It's possible that one of the 5 daughters of Charles Grignon got their first French Kiss near here in the back of their mansion.
You too will need to get up close and personal when you search for this cache!
By the time you find it, you'll be intimately acquainted with the location!
If Muggles are present, please ABORT the mission!
Please return this cache to the EXACT SAME LOCATION. I'm depending on you to make it just as difficult for the next Geocacher!
Only a GFC (Geocacher First Class) would be able to find this one at night!
Good luck. You'll need it!
In the days before Wisconsin's statehood, the Fox River was an important water highway for travelers and fur traders. At a natural portage point along the Fox, where the Mansion now stands, a trading post was established as early as 1760.
Charles A. Grignon, whose family had been active in the fur trade for over 100 years, took over this post in 1830.
In 1837, Charles A. Grignon built this elegant Mansion as a wedding gift for his Pennsylvania bride, Mary Elizabeth Meade. An oasis of luxury and civilization on the Wisconsin frontier, this stately home was known as "The Mansion in the Woods" to countless travelers.
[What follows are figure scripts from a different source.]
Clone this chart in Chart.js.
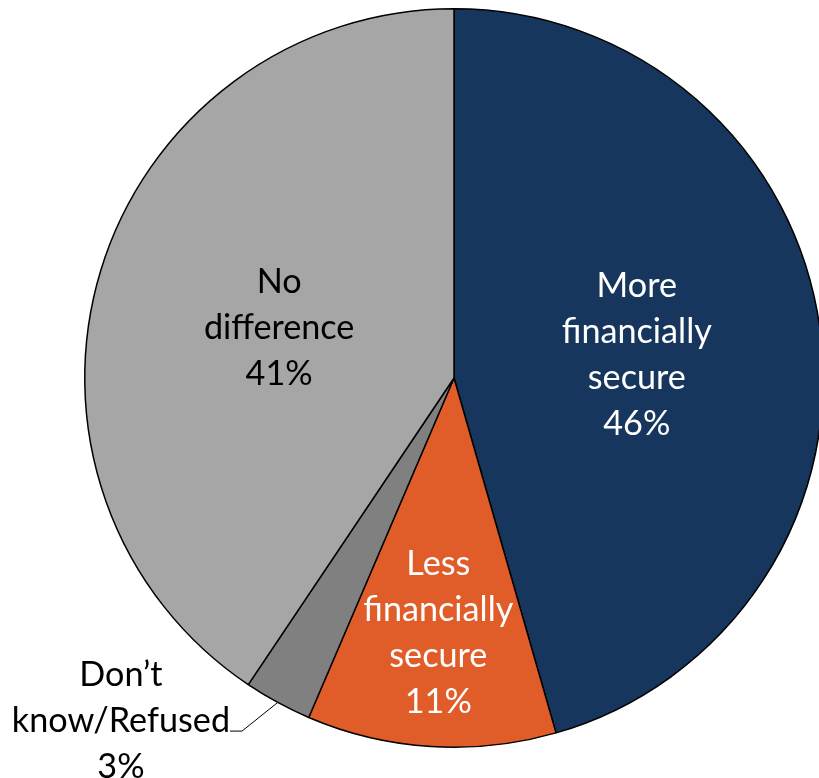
<!DOCTYPE html>
<html>
<head>
<meta charset="utf-8">
<script src="https://cdn.jsdelivr.net/npm/chart.js@4.4.1/dist/chart.umd.min.js"></script>
<style>
  html, body { margin: 0; padding: 0; background: #ffffff; overflow: hidden; }
  #wrap { width: 830px; height: 778px; }
</style>
</head>
<body>
<div id="wrap"><canvas id="chart" width="830" height="778"></canvas></div>
<script>
// Survey answers, clockwise from 12 o'clock
const categories = [
  ['More', 'financially', 'secure'],
  ['Less', 'financially', 'secure'],
  ['Don\u2019t', 'know/Refused'],
  ['No', 'difference']
];
const shares = [46, 11, 3, 41];

const sliceColors = ['#17365D', '#E05C28', '#808080', '#A6A6A6'];
const textColors = ['#ffffff', '#ffffff', '#000000', '#000000'];

const FONT_FAMILY = 'Lato, "Noto Sans", sans-serif';
const LINE_HEIGHT = 46;
const TEXT_NUDGE = 3; // small downward shift of label blocks

// Where each label sits: fraction of the radius along the slice's mid-angle,
// or, for the small slice, an outside callout with a leader line.
const labelPlacement = [
  { r: 0.50 },
  { r: 0.683 },
  { outside: { dx: -0.902, dy: 0.921 } },
  { r: 0.495 }
];

function fitFontSize(ctx) {
  ctx.font = '100px ' + FONT_FAMILY;
  const w = ctx.measureText('financially').width;
  return Math.round(100 * 150 / w * 10) / 10;
}

const sliceLabels = {
  id: 'sliceLabels',
  afterDatasetsDraw(chart) {
    const ctx = chart.ctx;
    const meta = chart.getDatasetMeta(0);
    const size = fitFontSize(ctx);
    ctx.save();
    ctx.font = size + 'px ' + FONT_FAMILY;
    ctx.textAlign = 'center';
    ctx.textBaseline = 'middle';
    meta.data.forEach((arc, i) => {
      const { x, y, startAngle, endAngle, outerRadius } = arc.getProps(
        ['x', 'y', 'startAngle', 'endAngle', 'outerRadius'], true);
      const mid = (startAngle + endAngle) / 2;
      const lines = categories[i].concat([shares[i] + '%']);
      const place = labelPlacement[i];
      let cx, cy;
      if (place.outside) {
        cx = x + place.outside.dx * outerRadius;
        cy = y + place.outside.dy * outerRadius;
        // leader line from the slice edge to the end of the middle line
        const ex = x + Math.cos(mid) * outerRadius;
        const ey = y + Math.sin(mid) * outerRadius;
        const midLine = lines[1];
        const lineEnd = cx + ctx.measureText(midLine).width / 2;
        const lineY = cy + 13;
        ctx.strokeStyle = '#000000';
        ctx.lineWidth = 1;
        ctx.beginPath();
        ctx.moveTo(ex, ey);
        ctx.lineTo(lineEnd + 12, lineY);
        ctx.lineTo(lineEnd, lineY);
        ctx.stroke();
      } else {
        cx = x + Math.cos(mid) * outerRadius * place.r;
        cy = y + Math.sin(mid) * outerRadius * place.r;
      }
      ctx.fillStyle = textColors[i];
      const top = cy + TEXT_NUDGE - (lines.length - 1) * LINE_HEIGHT / 2;
      lines.forEach((t, k) => ctx.fillText(t, cx, top + k * LINE_HEIGHT));
    });
    ctx.restore();
  }
};

new Chart(document.getElementById('chart'), {
  type: 'pie',
  data: {
    labels: categories.map(c => c.join(' ')),
    datasets: [{
      data: shares,
      backgroundColor: sliceColors,
      borderColor: '#000000',
      borderWidth: 1.5
    }]
  },
  options: {
    responsive: false,
    animation: false,
    layout: { padding: { left: 84, right: 6, top: 8, bottom: 30 } },
    plugins: {
      legend: { display: false },
      tooltip: { enabled: false }
    }
  },
  plugins: [sliceLabels]
});
</script>
</body>
</html>
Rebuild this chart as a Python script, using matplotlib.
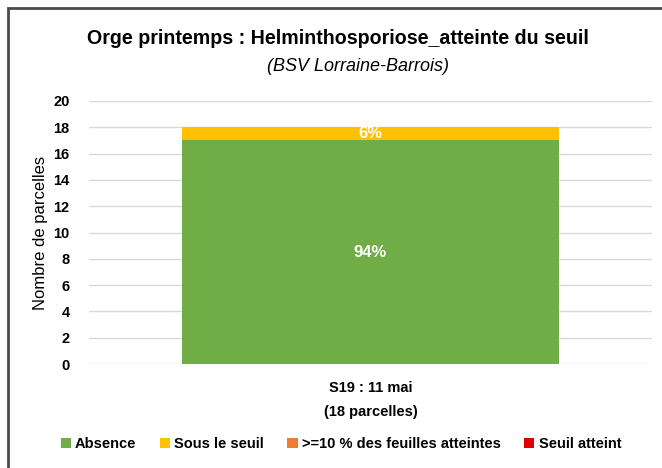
import matplotlib.pyplot as plt
from matplotlib.patches import Rectangle
import numpy as np

plt.rcParams['font.family'] = ['Liberation Sans', 'DejaVu Sans']

categories = ['S19 : 11 mai\n(18 parcelles)']
absence = [17]
sous_seuil = [1]
dix_pourcent = [0]
seuil_atteint = [0]

series = [
    ('Absence', absence, '#70AD47'),
    ('Sous le seuil', sous_seuil, '#FFC000'),
    ('>=10 % des feuilles atteintes', dix_pourcent, '#ED7D31'),
    ('Seuil atteint', seuil_atteint, '#E00000'),
]

fig = plt.figure(figsize=(6.62, 4.68), dpi=100)
ax = fig.add_axes([89 / 662, 1 - 364 / 468, (652 - 89) / 662, (364 - 101) / 468])

# frame around the chart area
fig.patches.append(Rectangle((8 / 662, -0.1), 1.2, 1 - 8 / 468 + 0.1,
                             transform=fig.transFigure, fill=False,
                             edgecolor='#4a4a4a', linewidth=2))

x = np.arange(len(categories))
totals = np.sum([s[1] for s in series], axis=0)
bottom = np.zeros(len(categories))
handles = []
for name, vals, color in series:
    vals = np.array(vals, dtype=float)
    h = ax.bar(x, vals, 0.67, bottom=bottom, color=color, label=name, zorder=3)
    handles.append(h)
    for xi, v, b, t in zip(x, vals, bottom, totals):
        if v > 0:
            ax.text(xi, b + v / 2, f'{v / t * 100:.0f}%', ha='center', va='center',
                    color='white', fontsize=12, fontweight='bold', zorder=4)
    bottom += vals

ax.set_xlim(-0.5, 0.5)
ax.set_ylim(0, 20)
ax.set_yticks(range(0, 21, 2))
ax.yaxis.grid(True, color='#d9d9d9', linewidth=1, zorder=0)
ax.set_xticks(x)
ax.set_xticklabels(categories, fontsize=10.5, fontweight='bold', linespacing=1.9)
for s in ax.spines.values():
    s.set_visible(False)
ax.tick_params(axis='both', length=0, pad=12, labelsize=10.5)
ax.tick_params(axis='y', pad=14)
for lbl in ax.get_yticklabels():
    lbl.set_fontweight('bold')
ax.set_ylabel('Nombre de parcelles', fontsize=12, labelpad=4)

fig.text(338 / 662, 1 - 38 / 468, 'Orge printemps : Helminthosporiose_atteinte du seuil',
         ha='center', va='center', fontsize=14.1, fontweight='bold')
fig.text(358 / 662, 1 - 67 / 468, '(BSV Lorraine-Barrois)',
         ha='center', va='center', fontsize=13, style='italic')

fig.legend(handles=handles, loc='center', bbox_to_anchor=(0.515, 1 - 444 / 468),
           ncol=4, frameon=False, prop={'weight': 'bold', 'size': 10.5},
           handlelength=0.7, handleheight=0.7, handletextpad=0.3, columnspacing=1.6)

fig.savefig('out.png', dpi=100)
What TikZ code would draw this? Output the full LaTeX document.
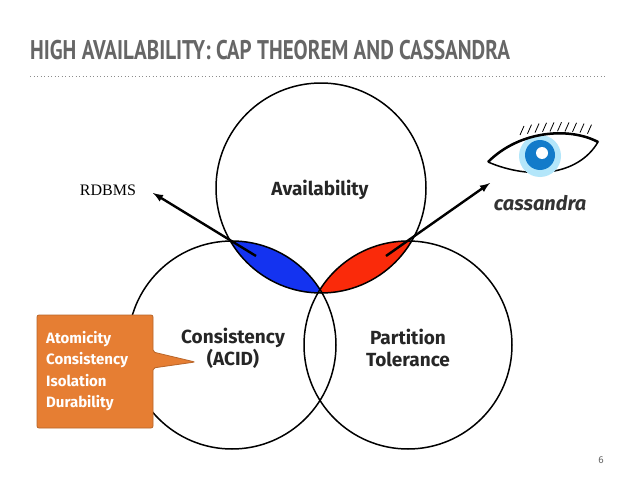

The Mansion and the Grignon family were also familiar to local American Indian tribes. The grandson of a French fur trader and a Menominee woman, Charles acted as an interpreter for the U.S. government at the Treaty of the Cedars, which transferred four million acres of Menominee land to the U. S. Goverment for European and Euro-American immigration: the area now known as Northeast Wisconsin.
Congratulations to RJ McKenzie for his FTF on 3/22/10.